Blackbeard, or Edward Teach, was a famed English-born pirate who spent his final years exploring and looting around the Atlantic coast. He settled for a time in Beaufort and was eventually killed on Ocracoke Island. His legacy is but one part of the sea-based culture that is embedded into the fabric of life and work on the Crystal Coast.
In addition to its historical roots, the Carteret County community is also embracing growth and innovation as it looks to the future, when more people will choose to "work where they vacation." Just look to developments like TIDAL Co-working, a brand new coworking space located in downtown Morehead City, and you'll see just how forward-thinking local Crystal Coast entrepreneurs are.
However, life on the coast isn't all about the hustle, bustle, and a 9-to-5 grind, but rather balancing a successful career with a robust personal and family life. There are plenty of opportunities for work, but also relaxation and recreation.
"I really do enjoy the curated business community around here. It's not overwhelming. There's not a million of the same things to choose from, and there's not a lot of traffic," Lianne offered. "It's a small-town feeling, but the Crystal Coast also has a perfect balance between nature and technology — I can be on the Internet and on screens just like everybody else, but then I've got this nice environment to balance all that out."
She added, "We can look out the window and see great blue herons and bald eagles, we can have chickens in our backyard and lots of space, and it's less expensive than larger cities too. We can be in a secluded place, but we can still be connected to everything."

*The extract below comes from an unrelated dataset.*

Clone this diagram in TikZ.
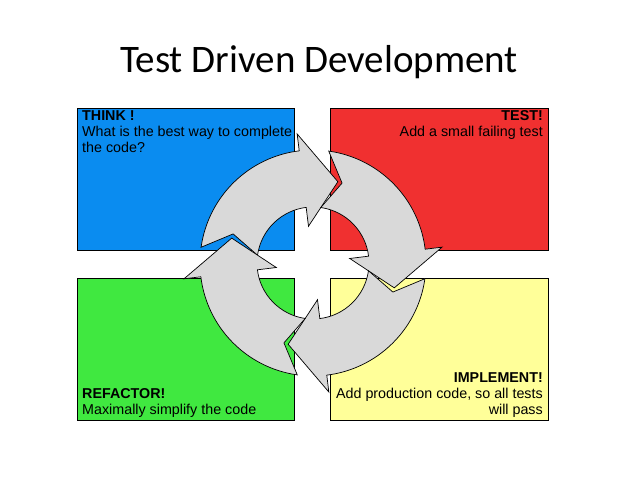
\documentclass[tikz,border=0pt]{standalone}
\usepackage{fontspec}
\usetikzlibrary{calc}
\setmainfont{Liberation Sans}
\newfontfamily\titlefont{Carlito}
\begin{document}
\begin{tikzpicture}[x=1pt,y=1pt,
  quad/.style={draw=black,line width=0.6pt},
  lbl/.style={inner xsep=4pt,inner ysep=2pt,font=\fontsize{14.3}{16}\selectfont},
  arr/.style={fill=black!15,draw=black,line width=0.7pt,line join=miter}]
\useasboundingbox (0,0) rectangle (638,478);
\node[font=\titlefont\fontsize{39}{42}\selectfont] (title) at (319,416) {Test Driven Development};
\fill[quad,fill={rgb,255:red,10;green,140;blue,240}] (77,370) rectangle (294,228);
\fill[quad,fill={rgb,255:red,240;green,48;blue,48}] (330,370) rectangle (548,228);
\fill[quad,fill={rgb,255:red,64;green,232;blue,64}] (77,200) rectangle (294,58);
\fill[quad,fill={rgb,255:red,255;green,255;blue,153}] (330,200) rectangle (548,58);
\node[lbl,anchor=north west,align=left] (think) at (78,370) {\textbf{THINK !}\\What is the best way to complete\\the code?};
\node[lbl,anchor=north east,align=right] (test) at (547,370) {\textbf{TEST!}\\Add a small failing test};
\node[lbl,anchor=south west,align=left] (refactor) at (78,58) {\textbf{REFACTOR!}\\Maximally simplify the code};
\node[lbl,anchor=south east,align=right] (impl) at (547,58) {\textbf{IMPLEMENT!}\\Add production code, so all tests\\will pass};
\coordinate (c) at (313,215);
\foreach \k in {0,1,2,3}{
 \begin{scope}[rotate around={-90*\k:(c)}]
  \path[arr] ($(c)+(172:113)$) arc[start angle=172,end angle=97,radius=113]
    -- ($(c)+(97:130)$) -- ($(c)+(73:85)$) -- ($(c)+(97:37)$) -- ($(c)+(97:56)$)
    arc[start angle=97,end angle=172,radius=56] -- ($(c)+(160:85)$) -- cycle;
 \end{scope}}
\end{tikzpicture}
\end{document}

The Crystal Coast lifestyle could work for anyone, Stack pointed out, from those who have spent their entire lives in Carteret County and couldn't bear to leave, to newcomers looking for a place to call home and set up a business or work too.
"There's opportunity here," Stack said. "It's not like you're coming to a spot that is dead. I mean, everybody that I talk to in other businesses and other industries around here, they're all looking for people. So there's plenty of opportunity here. Additionally, with Interstate 42 coming in from the Triangle, the area is just going to continue to grow."